On August 21, 2023, the sentencing phase of the trial began. Davyne Flanagan, the sister of Davion Flanagan, asked the court to give Shirilla "the longest possible sentence". Christine Russo, Dominic Russo's mother, told Shirilla that she should be "thankful" she is still alive and has a future. Shirilla was sentenced to life in prison with the possibility of parole in 15 years. She received two life sentences, one each for the murders of Russo and Flanagan, to be served concurrently. The judge also permanently suspended her driver's license. After the sentencing, Cuyahoga County Prosecutor's Office released a statement saying that the murder was premeditated and that Shirilla intentionally drove the car at 5:30 a.m. due to the streets being relatively quiet in the late night and early morning hours.

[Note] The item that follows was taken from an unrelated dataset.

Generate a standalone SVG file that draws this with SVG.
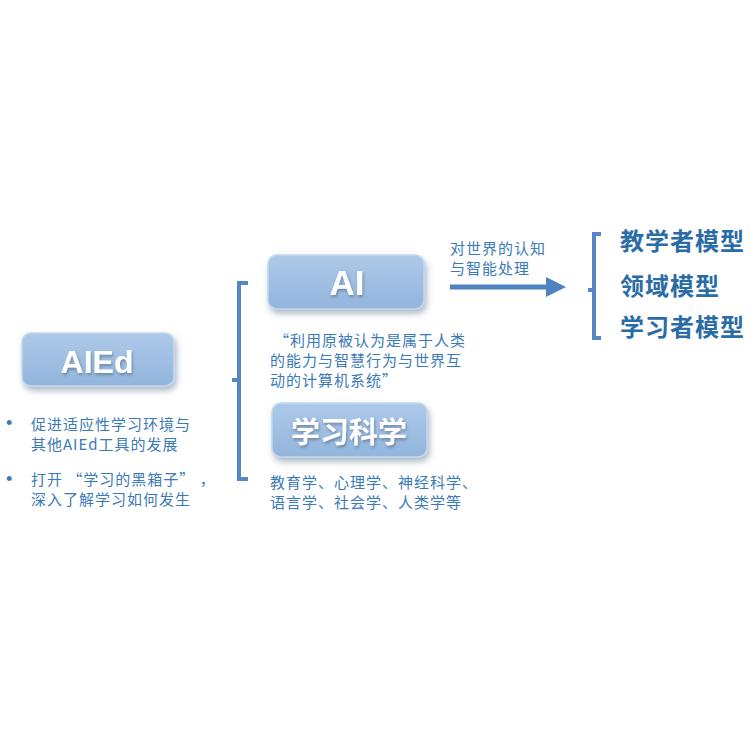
<svg xmlns="http://www.w3.org/2000/svg" width="755" height="755" viewBox="0 0 755 755">
<defs>
<linearGradient id="boxg" x1="0" y1="0" x2="0" y2="1">
<stop offset="0" stop-color="#adc9e9"/>
<stop offset="1" stop-color="#92b5dc"/>
</linearGradient>
<filter id="sh" x="-10%" y="-20%" width="125%" height="150%">
<feDropShadow dx="2" dy="4" stdDeviation="3" flood-color="#6b7f99" flood-opacity="0.55"/>
</filter>
<filter id="tsh" x="-10%" y="-20%" width="130%" height="150%">
<feDropShadow dx="1" dy="2" stdDeviation="1.5" flood-color="#4d6480" flood-opacity="0.6"/>
</filter>
<marker id="ah" markerWidth="4" markerHeight="4" refX="0" refY="2" orient="auto" markerUnits="strokeWidth">
<path d="M0,0 L4,2 L0,4 Z" fill="#4f82c2"/>
</marker>
</defs>
<style>
.box{fill:url(#boxg);stroke:#c3d7ee;stroke-width:1.5;filter:url(#sh);}
.bt{font-family:"Liberation Sans","Noto Sans CJK SC",sans-serif;font-weight:bold;fill:#ffffff;text-anchor:middle;filter:url(#tsh);}
.t{font-family:"Noto Sans CJK SC",sans-serif;font-size:15px;letter-spacing:1px;fill:#3a7ab8;}
.bul{font-family:"Liberation Sans",sans-serif;font-size:18px;fill:#3a7ab8;}
.big{font-family:"Noto Sans CJK SC",sans-serif;font-size:24px;font-weight:bold;fill:#2a6da6;}
.br{fill:none;stroke:#5686c4;stroke-width:4;}
</style>
<rect width="755" height="755" fill="#ffffff"/>

<g id="aied">
<rect class="box" x="22" y="333" width="152" height="53" rx="9"/>
<text class="bt" x="97" y="373" font-size="32">AIEd</text>
<text class="bul" x="6" y="429">•</text>
<text class="t" x="31" y="430">促进适应性学习环境与</text>
<text class="t" x="31" y="450">其他AIEd工具的发展</text>
<text class="bul" x="6" y="485">•</text>
<text class="t" x="31" y="485">打开 “学习的黑箱子” ，</text>
<text class="t" x="31" y="505">深入了解学习如何发生</text>
</g>

<g id="ai">
<rect class="box" x="268" y="255" width="156" height="54" rx="9"/>
<text class="bt" x="347" y="295" font-size="35">AI</text>
<text class="t" x="274" y="346">“利用原被认为是属于人类</text>
<text class="t" x="270" y="366">的能力与智慧行为与世界互</text>
<text class="t" x="270" y="386">动的计算机系统”</text>
</g>

<g id="ls">
<rect class="box" x="272" y="403" width="155" height="54" rx="9"/>
<text class="bt" x="349" y="443" font-size="29">学习科学</text>
<text class="t" x="270" y="488">教育学、心理学、神经科学、</text>
<text class="t" x="270" y="508">语言学、社会学、人类学等</text>
</g>

<g id="models">
<text class="big" x="620" y="250" letter-spacing="1">教学者模型</text>
<text class="big" x="620" y="295" letter-spacing="1">领域模型</text>
<text class="big" x="620" y="336" letter-spacing="1">学习者模型</text>
</g>

<g id="connectors">
<path class="br" d="M248,283 L239,283 L239,479 L248,479 M239,380 L232,380"/>
<path class="br" d="M601,234 L594,234 L594,338 L601,338 M594,290 L588,290"/>
<line x1="450" y1="287" x2="546" y2="287" stroke="#4f82c2" stroke-width="5" marker-end="url(#ah)"/>
<text class="t" x="450" y="254" font-size="14">对世界的认知</text>
<text class="t" x="450" y="274" font-size="14">与智能处理</text>
</g>
</svg>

On September 25, 2023, Shirilla's legal team filed an appeal, alleging that there was not enough evidence in the trial for the convictions and that multiple clerical errors were made during the trial. The appeal was denied.

They filed a second appeal on April 24, 2025. Judge Russo also denied this appeal due to it being filed untimely.

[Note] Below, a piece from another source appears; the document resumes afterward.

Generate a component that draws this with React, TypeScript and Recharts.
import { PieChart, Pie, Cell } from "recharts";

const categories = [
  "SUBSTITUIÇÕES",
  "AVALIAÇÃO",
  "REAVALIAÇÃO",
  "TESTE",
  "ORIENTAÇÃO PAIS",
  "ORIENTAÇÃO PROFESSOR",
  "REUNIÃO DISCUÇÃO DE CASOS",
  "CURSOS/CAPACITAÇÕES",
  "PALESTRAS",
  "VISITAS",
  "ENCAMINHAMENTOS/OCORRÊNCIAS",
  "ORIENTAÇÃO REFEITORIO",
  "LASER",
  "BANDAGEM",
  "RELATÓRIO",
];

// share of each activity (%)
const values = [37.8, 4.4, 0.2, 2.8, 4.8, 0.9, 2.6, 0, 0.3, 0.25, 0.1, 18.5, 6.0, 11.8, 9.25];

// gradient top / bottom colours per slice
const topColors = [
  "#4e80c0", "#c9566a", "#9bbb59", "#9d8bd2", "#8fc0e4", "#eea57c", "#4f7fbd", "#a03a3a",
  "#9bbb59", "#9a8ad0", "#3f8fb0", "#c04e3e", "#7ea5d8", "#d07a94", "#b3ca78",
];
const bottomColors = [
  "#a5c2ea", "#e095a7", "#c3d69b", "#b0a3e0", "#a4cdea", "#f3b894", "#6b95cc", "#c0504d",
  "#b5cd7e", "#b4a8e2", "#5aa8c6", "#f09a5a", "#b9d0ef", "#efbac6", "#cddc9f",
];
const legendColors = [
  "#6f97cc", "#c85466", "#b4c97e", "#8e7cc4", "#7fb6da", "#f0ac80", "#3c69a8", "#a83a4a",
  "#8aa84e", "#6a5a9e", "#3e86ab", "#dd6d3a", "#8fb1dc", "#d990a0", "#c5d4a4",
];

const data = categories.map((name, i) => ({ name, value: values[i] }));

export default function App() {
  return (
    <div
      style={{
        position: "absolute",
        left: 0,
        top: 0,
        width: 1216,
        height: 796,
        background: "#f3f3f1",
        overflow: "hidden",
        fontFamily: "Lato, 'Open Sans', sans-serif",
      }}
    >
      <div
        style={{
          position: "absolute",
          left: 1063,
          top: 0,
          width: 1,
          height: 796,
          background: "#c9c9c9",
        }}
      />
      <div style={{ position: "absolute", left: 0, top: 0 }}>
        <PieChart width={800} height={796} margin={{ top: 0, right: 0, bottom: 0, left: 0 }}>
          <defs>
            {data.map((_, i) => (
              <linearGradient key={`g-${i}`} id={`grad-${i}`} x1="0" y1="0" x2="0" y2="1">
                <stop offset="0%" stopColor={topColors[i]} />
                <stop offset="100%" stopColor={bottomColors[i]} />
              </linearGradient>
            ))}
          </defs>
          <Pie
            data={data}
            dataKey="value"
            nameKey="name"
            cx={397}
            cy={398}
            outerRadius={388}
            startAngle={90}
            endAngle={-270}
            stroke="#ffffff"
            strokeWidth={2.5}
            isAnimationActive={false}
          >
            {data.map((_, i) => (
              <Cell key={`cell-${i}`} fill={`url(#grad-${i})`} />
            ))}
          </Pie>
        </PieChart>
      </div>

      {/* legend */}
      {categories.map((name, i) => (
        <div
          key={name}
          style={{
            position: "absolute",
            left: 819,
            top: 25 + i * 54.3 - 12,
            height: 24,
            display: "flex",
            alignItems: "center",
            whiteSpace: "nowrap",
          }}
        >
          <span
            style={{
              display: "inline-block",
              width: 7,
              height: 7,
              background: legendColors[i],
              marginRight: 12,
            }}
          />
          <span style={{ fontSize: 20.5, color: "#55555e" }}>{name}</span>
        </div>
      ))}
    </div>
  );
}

In March 2026, the Eighth District Court of Appeals upheld Judge Russo's decision to deny her appeal. Shirilla is currently incarcerated at the Ohio Reformatory for Women. Shirilla will be eligible for parole in October 2037.

== Legacy ==
Shortly after the news of the crash, friends of Russo and Flanagan created a small memorial near the crash site to show their support. The family of Davion Flanagan later created the Davion Flanagan Memorial Scholarship to provide educational support to "aspiring barbers" to honor his intention of becoming a barber.

==Representation in other media==
Various companies and streaming services have made documentaries about the case. It was featured in a podcast titled Hell on Wheels on YouTube, Court TV made a documentary about the murders on YouTube, and several videos detailing the case were also uploaded to the platform.

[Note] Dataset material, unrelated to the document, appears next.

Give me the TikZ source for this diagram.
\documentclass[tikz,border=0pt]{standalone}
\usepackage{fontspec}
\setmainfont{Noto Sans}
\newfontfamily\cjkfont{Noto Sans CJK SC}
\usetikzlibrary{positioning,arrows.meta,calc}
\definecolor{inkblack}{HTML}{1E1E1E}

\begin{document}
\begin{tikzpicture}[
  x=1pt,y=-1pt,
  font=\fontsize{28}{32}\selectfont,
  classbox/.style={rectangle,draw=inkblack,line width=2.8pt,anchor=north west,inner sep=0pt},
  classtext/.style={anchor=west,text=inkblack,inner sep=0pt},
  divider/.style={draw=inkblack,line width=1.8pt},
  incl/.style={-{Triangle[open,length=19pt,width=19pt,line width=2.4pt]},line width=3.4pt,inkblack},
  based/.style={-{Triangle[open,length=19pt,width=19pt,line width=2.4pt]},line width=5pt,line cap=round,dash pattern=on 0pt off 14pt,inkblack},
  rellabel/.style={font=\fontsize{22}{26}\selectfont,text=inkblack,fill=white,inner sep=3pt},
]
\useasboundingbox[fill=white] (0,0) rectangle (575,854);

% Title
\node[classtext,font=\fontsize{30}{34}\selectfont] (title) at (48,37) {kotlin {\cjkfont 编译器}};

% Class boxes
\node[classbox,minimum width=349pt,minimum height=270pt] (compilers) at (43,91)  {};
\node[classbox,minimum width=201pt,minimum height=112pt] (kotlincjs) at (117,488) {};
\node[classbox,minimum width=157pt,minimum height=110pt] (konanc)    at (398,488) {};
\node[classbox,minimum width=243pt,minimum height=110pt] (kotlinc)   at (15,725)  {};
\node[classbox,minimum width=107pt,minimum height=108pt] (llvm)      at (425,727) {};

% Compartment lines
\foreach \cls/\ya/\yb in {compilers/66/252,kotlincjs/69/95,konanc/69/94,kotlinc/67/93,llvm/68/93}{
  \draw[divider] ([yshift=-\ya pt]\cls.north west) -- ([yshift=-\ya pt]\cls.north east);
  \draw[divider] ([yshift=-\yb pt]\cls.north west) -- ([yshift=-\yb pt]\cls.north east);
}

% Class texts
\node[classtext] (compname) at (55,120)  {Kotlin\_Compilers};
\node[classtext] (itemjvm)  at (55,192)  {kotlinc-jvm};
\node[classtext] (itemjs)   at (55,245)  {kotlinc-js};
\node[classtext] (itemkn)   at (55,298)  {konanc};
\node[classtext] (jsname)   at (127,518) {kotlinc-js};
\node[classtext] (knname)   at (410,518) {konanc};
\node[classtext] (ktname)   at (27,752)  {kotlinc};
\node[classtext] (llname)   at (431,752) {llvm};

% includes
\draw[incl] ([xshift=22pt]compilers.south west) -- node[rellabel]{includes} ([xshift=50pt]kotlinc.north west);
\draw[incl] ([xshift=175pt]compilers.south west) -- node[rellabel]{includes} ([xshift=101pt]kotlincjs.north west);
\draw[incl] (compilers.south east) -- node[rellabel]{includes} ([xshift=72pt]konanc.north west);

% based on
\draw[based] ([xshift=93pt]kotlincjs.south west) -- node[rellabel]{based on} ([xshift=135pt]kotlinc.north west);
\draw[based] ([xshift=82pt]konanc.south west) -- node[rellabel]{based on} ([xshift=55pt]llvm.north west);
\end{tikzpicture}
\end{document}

True crime series Killer Cases analyzed the case in season 4, episode 12 of the series, which aired on Channel 4 and Apple TV. It was also featured in a documentary by Investigation Discovery in 2025.

A documentary titled The Crash began streaming on Netflix on May 15, 2026.

=== Interviews ===
On May 22, 2025, Shirilla's parents were interviewed for the first time by WKYC. They said they believed the crash was unintentional.

On May 14, 2026, Shirilla's father told NBC News that they believe she is innocent and was "falsely accused of something." He said there was insufficient evidence to convict her of murder and she should have instead been charged with vehicular homicide. Shirilla's mother said their daughter did not receive a fair trial because her lawyer did not use all the information the family provided to defend her. Nor did he call on any of the witnesses he originally told the Shirilla's he had.

Mackenzie Shirilla appears in the documentary The Crash, interviewed by creators Gareth Johnson and Angharad Scott. Her lawyer was present, and she repeated her previous claim of not being able to remember the incident. She said, "I have no recollection of that morning, but I know nothing about it was intentional, because that's not in my character". Shirilla also claimed that she had no intention of causing the accident, saying she was not innocent, but not a murderer either.